## SOURCE DATA:
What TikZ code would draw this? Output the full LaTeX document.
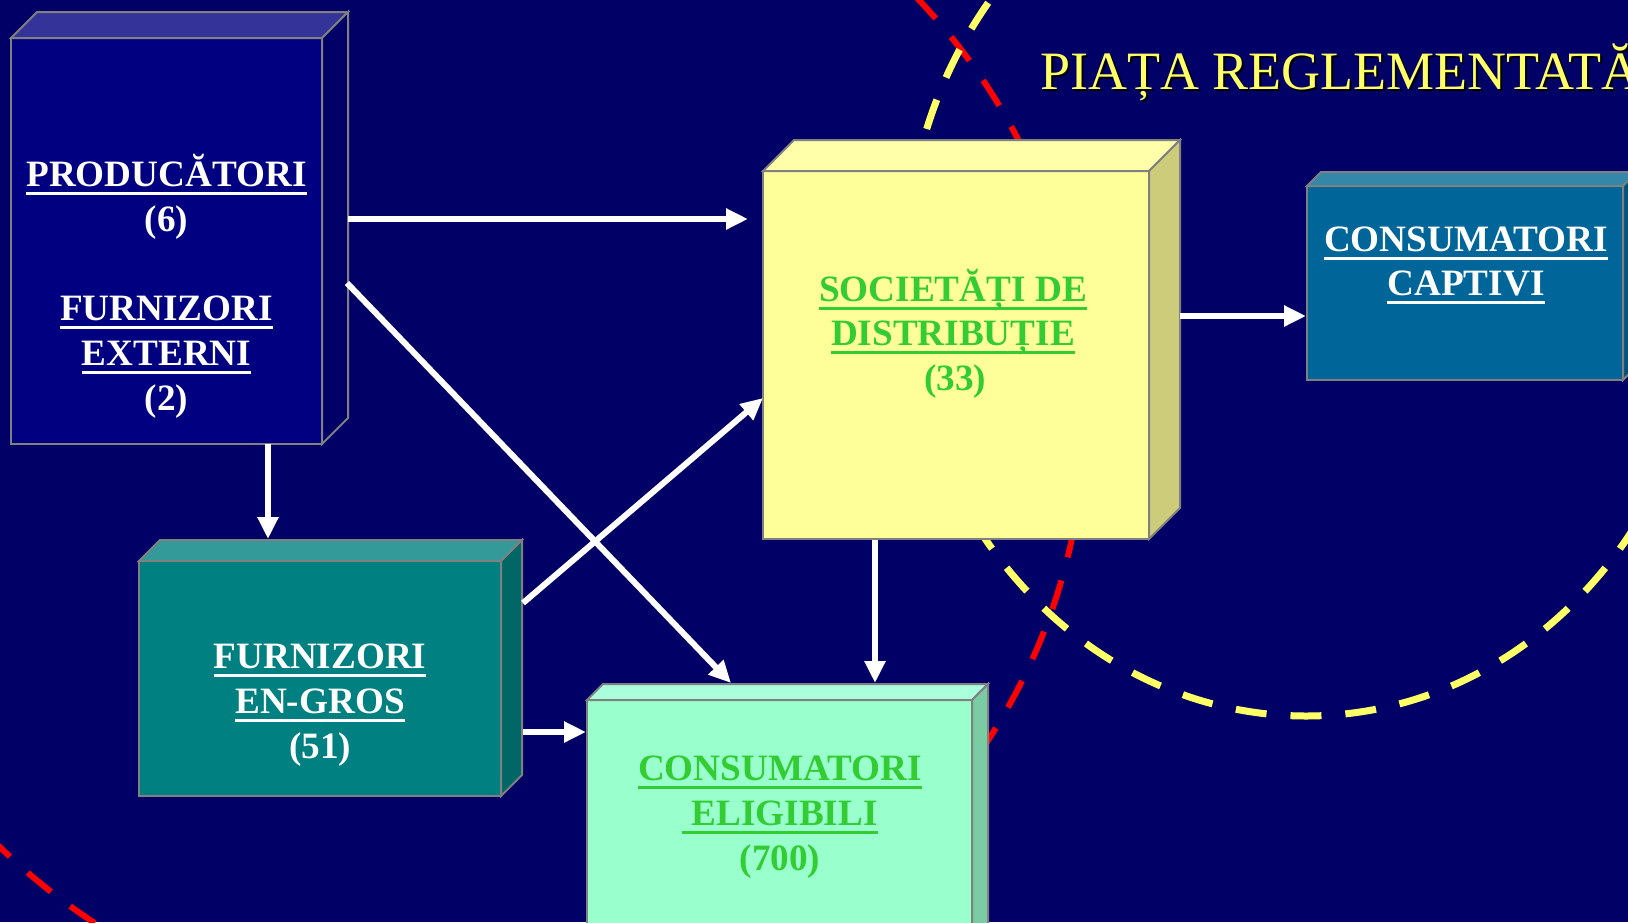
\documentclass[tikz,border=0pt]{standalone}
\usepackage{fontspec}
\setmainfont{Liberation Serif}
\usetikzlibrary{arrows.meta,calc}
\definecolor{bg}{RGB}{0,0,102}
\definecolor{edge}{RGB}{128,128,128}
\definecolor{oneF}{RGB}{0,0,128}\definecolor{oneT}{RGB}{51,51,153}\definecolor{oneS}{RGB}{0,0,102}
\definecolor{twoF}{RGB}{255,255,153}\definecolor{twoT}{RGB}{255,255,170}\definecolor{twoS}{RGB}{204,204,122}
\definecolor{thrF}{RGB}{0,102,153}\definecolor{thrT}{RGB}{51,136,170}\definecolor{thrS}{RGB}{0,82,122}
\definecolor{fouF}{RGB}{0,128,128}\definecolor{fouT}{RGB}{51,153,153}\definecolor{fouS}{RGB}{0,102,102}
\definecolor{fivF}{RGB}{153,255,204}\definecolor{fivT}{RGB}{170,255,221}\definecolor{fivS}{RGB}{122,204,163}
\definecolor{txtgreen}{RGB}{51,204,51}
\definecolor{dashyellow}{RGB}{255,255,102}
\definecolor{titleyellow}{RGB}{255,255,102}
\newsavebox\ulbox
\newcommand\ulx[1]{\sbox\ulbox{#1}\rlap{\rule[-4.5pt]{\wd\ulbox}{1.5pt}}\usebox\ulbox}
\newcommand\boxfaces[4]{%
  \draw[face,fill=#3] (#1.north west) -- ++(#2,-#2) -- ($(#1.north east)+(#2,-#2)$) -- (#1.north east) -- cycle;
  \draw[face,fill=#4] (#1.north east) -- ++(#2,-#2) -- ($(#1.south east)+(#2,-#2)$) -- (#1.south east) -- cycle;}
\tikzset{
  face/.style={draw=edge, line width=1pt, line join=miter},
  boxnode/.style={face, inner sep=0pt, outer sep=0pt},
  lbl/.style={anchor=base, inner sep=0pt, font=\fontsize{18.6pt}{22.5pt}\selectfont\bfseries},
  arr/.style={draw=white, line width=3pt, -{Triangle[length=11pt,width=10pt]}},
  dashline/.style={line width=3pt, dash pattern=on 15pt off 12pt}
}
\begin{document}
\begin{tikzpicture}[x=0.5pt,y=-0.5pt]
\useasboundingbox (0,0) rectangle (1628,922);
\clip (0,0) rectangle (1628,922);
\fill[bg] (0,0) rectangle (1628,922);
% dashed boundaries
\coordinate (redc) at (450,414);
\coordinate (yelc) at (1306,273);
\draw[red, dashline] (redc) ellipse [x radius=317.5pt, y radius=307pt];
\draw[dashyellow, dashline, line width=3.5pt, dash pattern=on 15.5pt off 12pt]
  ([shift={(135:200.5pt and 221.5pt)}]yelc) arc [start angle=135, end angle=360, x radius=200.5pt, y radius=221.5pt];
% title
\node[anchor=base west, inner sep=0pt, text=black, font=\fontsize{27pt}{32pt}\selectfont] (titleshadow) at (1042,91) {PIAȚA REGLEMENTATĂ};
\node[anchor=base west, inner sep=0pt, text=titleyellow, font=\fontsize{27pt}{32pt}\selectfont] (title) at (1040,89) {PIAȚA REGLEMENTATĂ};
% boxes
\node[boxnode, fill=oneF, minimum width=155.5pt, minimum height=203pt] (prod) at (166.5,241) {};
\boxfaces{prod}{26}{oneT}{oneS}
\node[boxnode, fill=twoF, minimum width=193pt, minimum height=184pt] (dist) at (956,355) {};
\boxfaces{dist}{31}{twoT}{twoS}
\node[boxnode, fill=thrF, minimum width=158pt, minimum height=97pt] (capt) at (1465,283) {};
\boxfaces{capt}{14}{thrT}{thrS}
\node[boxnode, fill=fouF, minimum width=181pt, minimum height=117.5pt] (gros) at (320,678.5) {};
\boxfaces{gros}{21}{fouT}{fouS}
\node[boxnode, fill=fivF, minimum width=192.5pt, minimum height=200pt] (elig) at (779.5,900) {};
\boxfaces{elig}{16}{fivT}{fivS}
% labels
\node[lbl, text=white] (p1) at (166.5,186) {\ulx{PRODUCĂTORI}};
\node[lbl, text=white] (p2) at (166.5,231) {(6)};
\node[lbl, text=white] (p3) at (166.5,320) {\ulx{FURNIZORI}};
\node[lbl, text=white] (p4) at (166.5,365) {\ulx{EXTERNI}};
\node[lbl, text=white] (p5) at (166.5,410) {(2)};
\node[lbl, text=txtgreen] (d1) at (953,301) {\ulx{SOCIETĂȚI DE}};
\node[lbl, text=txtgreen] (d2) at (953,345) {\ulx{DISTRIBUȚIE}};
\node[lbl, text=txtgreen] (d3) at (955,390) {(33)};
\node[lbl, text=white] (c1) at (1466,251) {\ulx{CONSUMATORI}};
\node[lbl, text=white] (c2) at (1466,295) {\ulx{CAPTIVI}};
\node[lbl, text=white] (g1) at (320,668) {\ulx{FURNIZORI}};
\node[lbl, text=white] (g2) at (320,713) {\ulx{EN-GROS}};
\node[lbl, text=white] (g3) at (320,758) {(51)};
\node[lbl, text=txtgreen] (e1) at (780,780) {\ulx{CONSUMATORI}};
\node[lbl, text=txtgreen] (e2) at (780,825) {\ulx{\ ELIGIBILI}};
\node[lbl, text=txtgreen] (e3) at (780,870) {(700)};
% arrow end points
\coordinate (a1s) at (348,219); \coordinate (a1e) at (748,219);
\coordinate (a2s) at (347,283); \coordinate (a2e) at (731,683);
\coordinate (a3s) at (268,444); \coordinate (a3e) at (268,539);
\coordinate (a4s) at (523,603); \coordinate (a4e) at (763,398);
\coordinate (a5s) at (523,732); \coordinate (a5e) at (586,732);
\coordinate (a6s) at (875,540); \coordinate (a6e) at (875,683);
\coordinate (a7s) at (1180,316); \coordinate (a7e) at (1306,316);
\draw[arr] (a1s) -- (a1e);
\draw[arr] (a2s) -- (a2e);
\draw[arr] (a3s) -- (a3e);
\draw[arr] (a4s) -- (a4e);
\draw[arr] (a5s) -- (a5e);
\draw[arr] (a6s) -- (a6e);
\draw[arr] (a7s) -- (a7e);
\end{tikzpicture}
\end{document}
...
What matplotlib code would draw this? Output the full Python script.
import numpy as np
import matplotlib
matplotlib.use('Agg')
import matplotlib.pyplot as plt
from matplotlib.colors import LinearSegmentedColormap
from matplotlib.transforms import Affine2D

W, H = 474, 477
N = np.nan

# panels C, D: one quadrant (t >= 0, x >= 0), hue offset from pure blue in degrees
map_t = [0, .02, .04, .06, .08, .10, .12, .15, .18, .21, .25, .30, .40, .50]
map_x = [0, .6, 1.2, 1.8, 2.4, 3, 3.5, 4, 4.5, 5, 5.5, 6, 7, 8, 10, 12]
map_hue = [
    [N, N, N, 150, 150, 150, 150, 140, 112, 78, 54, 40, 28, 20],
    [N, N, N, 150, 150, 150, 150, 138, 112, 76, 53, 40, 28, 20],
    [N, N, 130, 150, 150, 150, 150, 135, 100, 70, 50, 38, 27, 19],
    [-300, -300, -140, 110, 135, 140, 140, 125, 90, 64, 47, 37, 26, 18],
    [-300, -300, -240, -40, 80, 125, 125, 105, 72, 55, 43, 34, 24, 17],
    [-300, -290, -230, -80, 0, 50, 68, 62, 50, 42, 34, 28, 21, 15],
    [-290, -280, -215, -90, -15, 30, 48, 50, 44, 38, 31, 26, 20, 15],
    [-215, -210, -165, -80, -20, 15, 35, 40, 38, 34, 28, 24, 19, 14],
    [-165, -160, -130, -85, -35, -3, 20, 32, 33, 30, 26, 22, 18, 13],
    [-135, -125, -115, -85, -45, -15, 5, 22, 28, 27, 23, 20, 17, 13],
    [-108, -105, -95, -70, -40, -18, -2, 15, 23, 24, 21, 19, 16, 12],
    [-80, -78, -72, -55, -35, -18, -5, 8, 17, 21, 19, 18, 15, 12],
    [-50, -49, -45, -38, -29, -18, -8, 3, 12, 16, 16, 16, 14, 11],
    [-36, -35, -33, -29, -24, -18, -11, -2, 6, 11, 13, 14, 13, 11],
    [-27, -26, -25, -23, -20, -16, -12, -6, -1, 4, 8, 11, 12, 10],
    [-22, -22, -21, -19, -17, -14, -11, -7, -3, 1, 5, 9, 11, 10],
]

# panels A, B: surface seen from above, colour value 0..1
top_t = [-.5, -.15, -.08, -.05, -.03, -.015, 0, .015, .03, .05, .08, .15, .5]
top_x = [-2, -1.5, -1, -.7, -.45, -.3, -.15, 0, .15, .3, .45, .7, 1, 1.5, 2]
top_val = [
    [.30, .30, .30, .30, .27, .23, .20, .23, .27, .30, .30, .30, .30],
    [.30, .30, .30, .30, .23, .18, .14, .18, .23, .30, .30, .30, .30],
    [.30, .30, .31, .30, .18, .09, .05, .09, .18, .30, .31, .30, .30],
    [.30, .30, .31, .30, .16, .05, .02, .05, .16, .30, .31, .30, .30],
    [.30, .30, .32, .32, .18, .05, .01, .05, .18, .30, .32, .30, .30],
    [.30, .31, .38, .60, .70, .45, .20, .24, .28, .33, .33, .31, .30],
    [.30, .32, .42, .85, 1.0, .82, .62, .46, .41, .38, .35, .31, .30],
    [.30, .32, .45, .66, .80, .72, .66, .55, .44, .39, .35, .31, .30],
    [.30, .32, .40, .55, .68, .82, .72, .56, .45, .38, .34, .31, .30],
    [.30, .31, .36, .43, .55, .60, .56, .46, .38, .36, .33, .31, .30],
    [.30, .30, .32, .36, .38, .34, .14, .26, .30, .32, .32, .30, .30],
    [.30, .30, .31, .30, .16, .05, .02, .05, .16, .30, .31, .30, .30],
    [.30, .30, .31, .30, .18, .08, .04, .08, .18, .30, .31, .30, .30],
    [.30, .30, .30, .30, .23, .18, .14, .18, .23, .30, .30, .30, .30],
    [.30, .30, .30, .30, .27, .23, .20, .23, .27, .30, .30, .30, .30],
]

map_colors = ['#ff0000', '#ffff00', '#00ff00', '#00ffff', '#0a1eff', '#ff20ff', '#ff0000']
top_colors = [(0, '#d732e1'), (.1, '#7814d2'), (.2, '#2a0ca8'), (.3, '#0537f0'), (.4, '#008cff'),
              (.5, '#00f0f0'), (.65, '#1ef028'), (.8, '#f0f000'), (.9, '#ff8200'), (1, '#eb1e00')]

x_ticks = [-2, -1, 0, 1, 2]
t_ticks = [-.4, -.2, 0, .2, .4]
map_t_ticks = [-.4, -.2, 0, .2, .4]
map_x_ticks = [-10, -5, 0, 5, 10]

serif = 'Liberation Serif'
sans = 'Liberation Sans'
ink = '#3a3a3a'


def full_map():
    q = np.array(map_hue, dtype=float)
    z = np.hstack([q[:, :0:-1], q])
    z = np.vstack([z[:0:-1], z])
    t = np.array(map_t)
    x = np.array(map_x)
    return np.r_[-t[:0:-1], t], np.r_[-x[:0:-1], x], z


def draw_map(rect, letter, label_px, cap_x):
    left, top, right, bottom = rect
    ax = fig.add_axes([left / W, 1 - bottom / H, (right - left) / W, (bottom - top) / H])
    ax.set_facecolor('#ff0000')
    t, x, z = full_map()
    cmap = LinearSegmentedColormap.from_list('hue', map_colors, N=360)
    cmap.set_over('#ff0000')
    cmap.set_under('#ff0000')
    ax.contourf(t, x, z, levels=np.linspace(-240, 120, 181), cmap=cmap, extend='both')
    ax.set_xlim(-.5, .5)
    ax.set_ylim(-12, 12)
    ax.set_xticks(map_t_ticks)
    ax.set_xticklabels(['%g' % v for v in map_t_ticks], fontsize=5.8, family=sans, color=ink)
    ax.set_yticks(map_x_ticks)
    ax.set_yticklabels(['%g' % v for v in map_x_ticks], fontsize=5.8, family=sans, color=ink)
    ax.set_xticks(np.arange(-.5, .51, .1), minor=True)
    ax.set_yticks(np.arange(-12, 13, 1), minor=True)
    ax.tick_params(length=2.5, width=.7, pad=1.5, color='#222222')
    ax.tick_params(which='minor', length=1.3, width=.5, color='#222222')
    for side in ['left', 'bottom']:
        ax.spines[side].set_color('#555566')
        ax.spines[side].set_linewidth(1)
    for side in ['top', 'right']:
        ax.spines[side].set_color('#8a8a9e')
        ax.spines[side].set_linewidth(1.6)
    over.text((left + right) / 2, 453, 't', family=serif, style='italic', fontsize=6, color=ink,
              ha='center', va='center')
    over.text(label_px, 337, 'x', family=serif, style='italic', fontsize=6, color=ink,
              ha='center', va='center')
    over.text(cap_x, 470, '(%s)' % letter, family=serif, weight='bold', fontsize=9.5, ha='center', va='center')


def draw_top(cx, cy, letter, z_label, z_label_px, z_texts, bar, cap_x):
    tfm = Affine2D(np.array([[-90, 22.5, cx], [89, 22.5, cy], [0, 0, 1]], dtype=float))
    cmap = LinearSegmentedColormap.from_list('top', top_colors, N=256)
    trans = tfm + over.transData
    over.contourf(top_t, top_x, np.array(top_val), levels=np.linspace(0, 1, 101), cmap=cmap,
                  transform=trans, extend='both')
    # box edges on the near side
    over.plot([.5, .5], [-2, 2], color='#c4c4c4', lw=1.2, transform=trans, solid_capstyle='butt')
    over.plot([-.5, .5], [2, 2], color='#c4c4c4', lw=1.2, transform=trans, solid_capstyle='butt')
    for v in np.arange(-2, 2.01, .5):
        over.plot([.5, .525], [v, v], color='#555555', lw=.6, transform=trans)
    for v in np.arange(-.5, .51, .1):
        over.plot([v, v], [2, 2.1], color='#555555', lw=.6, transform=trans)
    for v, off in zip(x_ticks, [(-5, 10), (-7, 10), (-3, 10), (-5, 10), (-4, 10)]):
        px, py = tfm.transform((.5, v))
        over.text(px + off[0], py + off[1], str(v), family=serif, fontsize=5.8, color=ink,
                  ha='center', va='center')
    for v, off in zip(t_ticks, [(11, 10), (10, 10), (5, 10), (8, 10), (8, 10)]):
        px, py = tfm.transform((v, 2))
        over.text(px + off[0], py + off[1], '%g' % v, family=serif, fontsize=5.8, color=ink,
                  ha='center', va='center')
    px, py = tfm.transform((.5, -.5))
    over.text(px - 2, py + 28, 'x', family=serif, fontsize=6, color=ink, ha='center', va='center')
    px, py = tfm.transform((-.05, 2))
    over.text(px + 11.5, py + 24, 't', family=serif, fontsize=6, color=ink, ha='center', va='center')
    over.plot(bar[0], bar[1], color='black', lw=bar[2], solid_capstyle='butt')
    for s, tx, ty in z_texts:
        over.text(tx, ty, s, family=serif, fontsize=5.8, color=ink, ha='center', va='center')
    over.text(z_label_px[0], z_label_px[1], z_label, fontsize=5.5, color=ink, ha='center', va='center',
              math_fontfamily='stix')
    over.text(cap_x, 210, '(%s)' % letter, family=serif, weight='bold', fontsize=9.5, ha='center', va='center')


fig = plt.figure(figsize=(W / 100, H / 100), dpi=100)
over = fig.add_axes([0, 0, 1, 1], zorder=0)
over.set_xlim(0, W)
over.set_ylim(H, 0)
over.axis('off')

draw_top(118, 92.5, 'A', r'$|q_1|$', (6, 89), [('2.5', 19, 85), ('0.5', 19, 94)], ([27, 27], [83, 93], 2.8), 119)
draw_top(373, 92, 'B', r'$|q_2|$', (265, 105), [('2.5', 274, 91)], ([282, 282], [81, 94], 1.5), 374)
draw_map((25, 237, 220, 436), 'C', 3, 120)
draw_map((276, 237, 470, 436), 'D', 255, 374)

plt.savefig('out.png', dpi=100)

## CHALLENGE:
List each line of the records that holds the string "Output".

## RESULT:
What TikZ code would draw this? Output the full LaTeX document.
What matplotlib code would draw this? Output the full Python script.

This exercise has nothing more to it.